2.4.6. OneLake Security and Data Access Roles
💡 First Principle: OneLake data access roles provide folder-level and file-level security within a lakehouse—like giving someone a key to a specific filing cabinet drawer rather than the whole office. Workspace roles and item permissions control whether you can see a lakehouse; data access roles control which folders and files you can see inside it. Without this layer, anyone with lakehouse access sees everything in it.
Scenario: A lakehouse contains both general analytics data (/Tables/sales/) and restricted HR data (/Tables/compensation/). The analytics team needs access to sales data but must not see compensation data. Workspace roles are too coarse—they grant access to the entire lakehouse. Data access roles solve this by restricting access to specific folders.
How Data Access Roles Work
Data access roles are defined on a lakehouse and grant read access to specific folders within the Tables or Files section:
Lakehouse
├── Tables/
│ ├── sales/ ← Analytics team CAN access
│ ├── products/ ← Analytics team CAN access
│ └── compensation/ ← Analytics team CANNOT access (no role granted)
└── Files/
├── raw/ ← Data engineers CAN access
└── restricted/ ← Data engineers CANNOT access
Configuring Data Access Roles
- Open the lakehouse → Manage OneLake data access
- Create a new role (e.g., "Analytics Reader")
- Define folder-level permissions (select which folders to include)
- Assign users or groups to the role
- Users see only the folders granted by their role(s)
Security Layer Interaction
Understanding how OneLake security interacts with other layers is critical:
| Layer | Controls | Scope |
|---|---|---|
| Workspace roles | Whether you can see the workspace | Entire workspace |
| Item permissions | Whether you can access a specific item | Single item |
| Data access roles | Which folders/files you see inside a lakehouse | Folders within an item |
| RLS/CLS | Which rows/columns you see in a table | Data within a table |
Key Principle: Layers are additive.
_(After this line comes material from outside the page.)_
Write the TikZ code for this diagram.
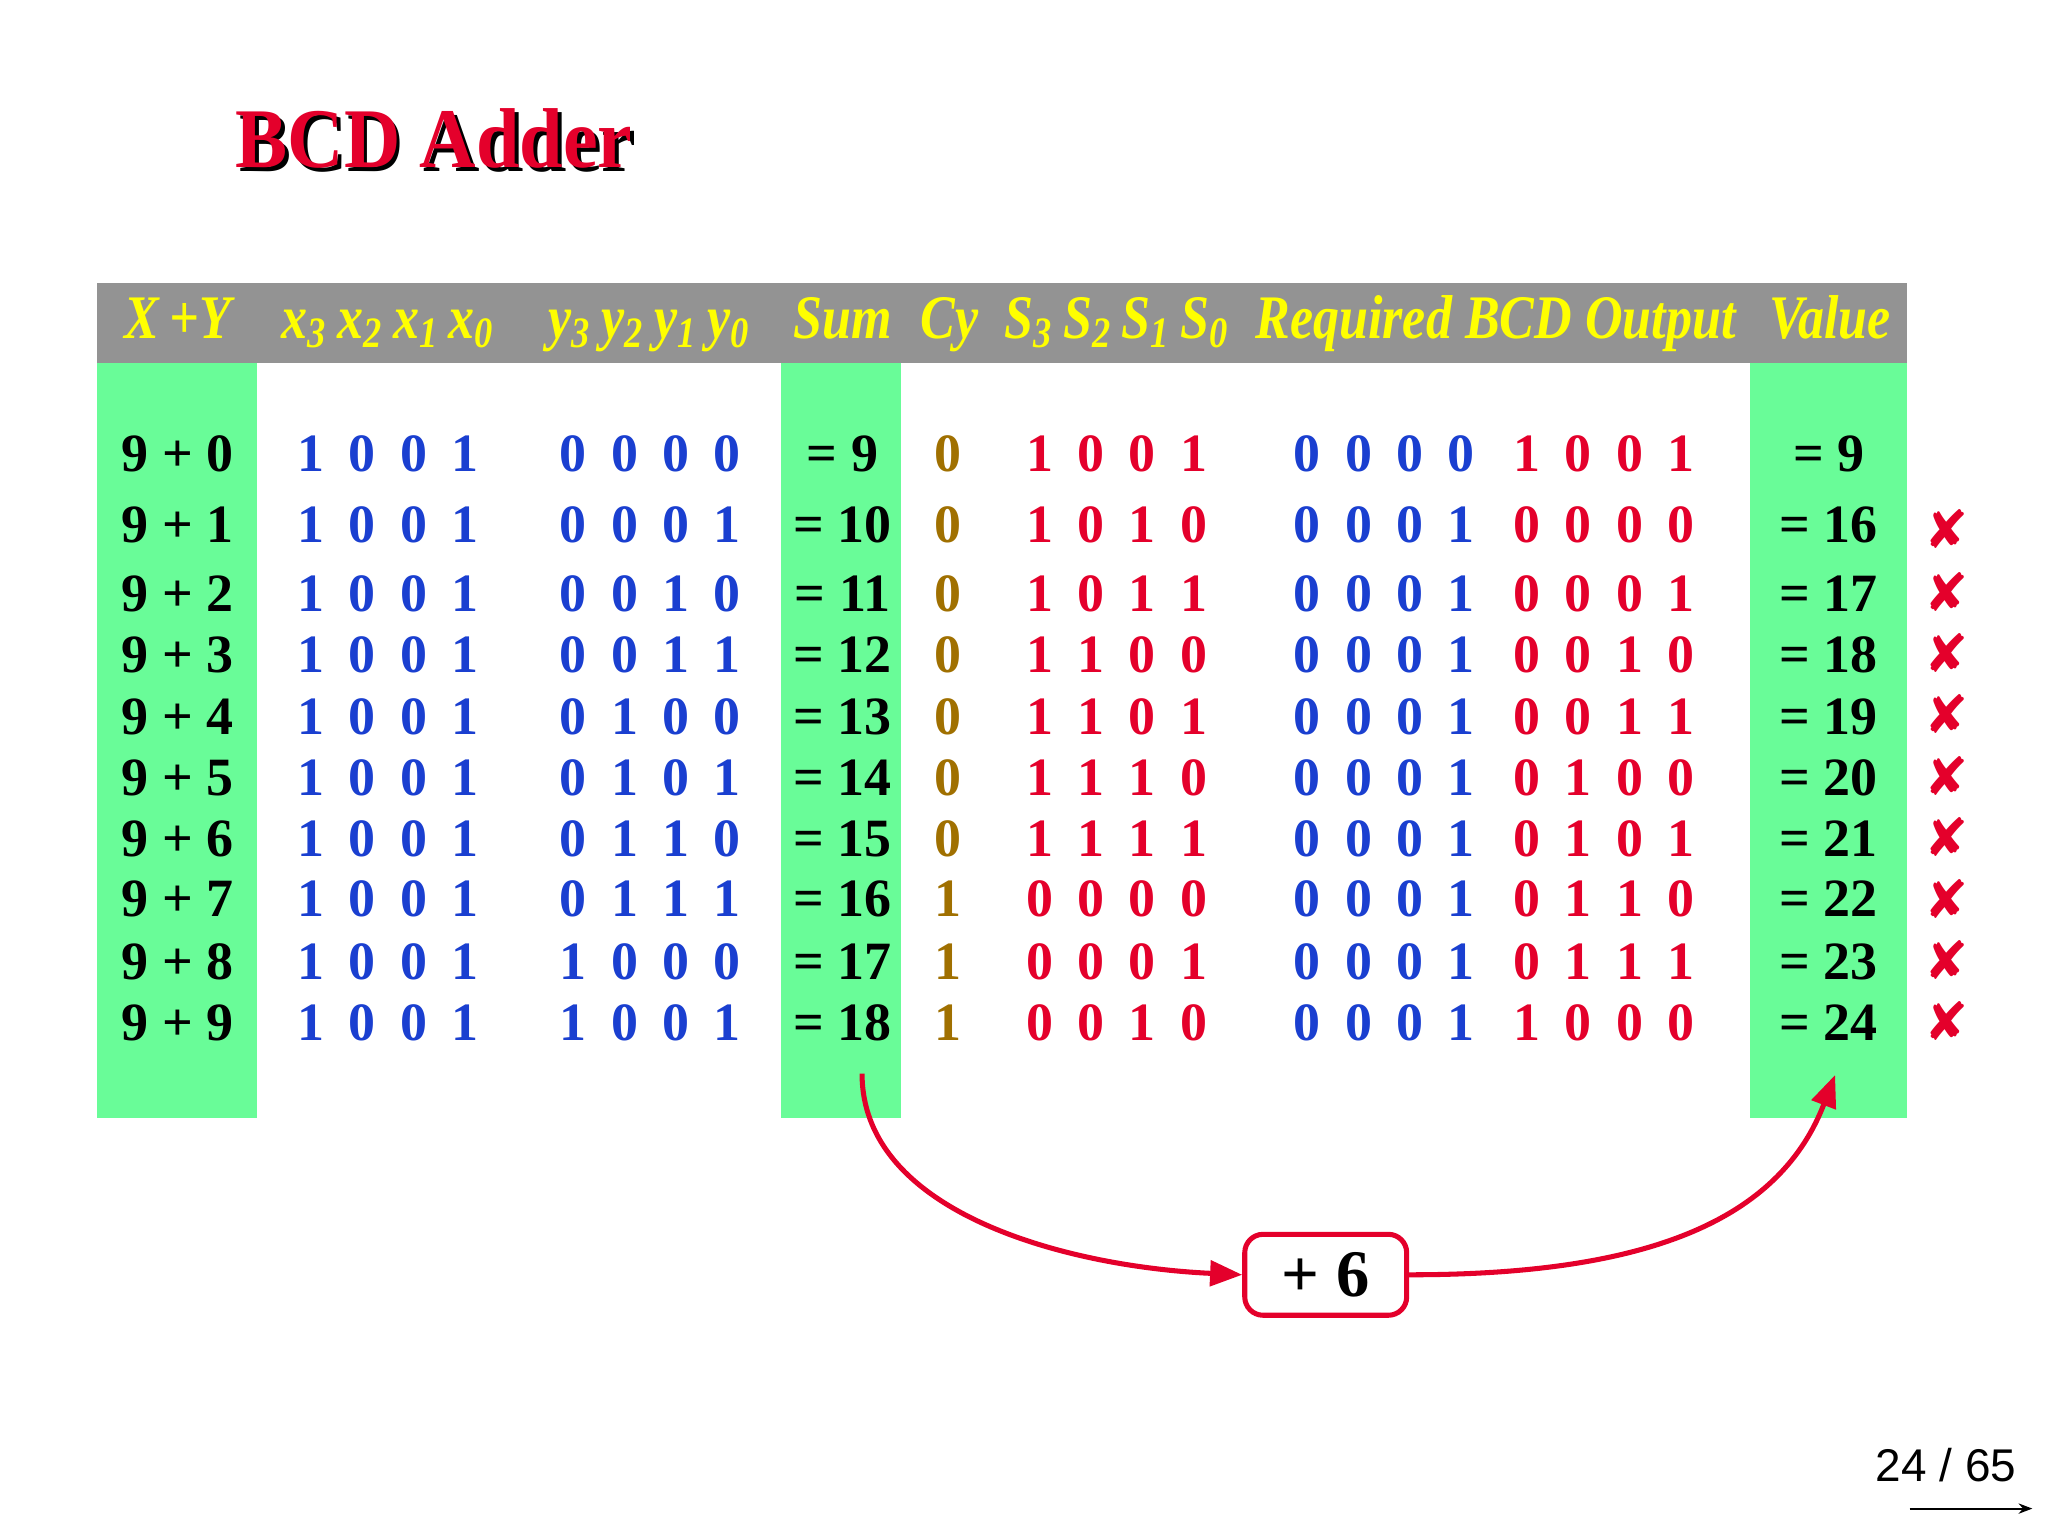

A user needs workspace access (or item permission) AND appropriate data access roles AND must pass RLS/CLS filters to see specific data.
Important Behaviors
- No roles defined: All users with lakehouse access see all folders (backward compatible)
- Roles defined but user has none: User sees no folders
- Multiple roles: Union of all granted folder access
- Default role: Can be customized to grant baseline access to all users
When to Use Data Access Roles vs. Other Security
| Scenario | Use This | Why |
|---|---|---|
| Restrict folders within a lakehouse | Data access roles | Folder-level granularity |
| Restrict rows within a table | RLS | Row-level filtering |
| Hide columns from users | CLS | Column-level restriction |
| Restrict entire lakehouse access | Item permissions | Item-level control |
| Restrict all items in workspace | Workspace roles | Broadest scope |
⚠️ Exam Trap: Data access roles apply to the lakehouse item type specifically. Warehouse tables use RLS/CLS for data-level security—they don't have folder-based access roles. Questions about "restricting access to specific tables in a warehouse" require RLS or CLS, not data access roles.
⚠️ Common Pitfall: Forgetting that once you create any data access role on a lakehouse, users without a role lose access to all folders. This is a "deny by default" model—plan your roles before enabling them.
Reflection Question: An organization has a lakehouse with both public and restricted data. Currently all workspace members can see everything. What's the minimum change needed to restrict the HR folder to only HR team members?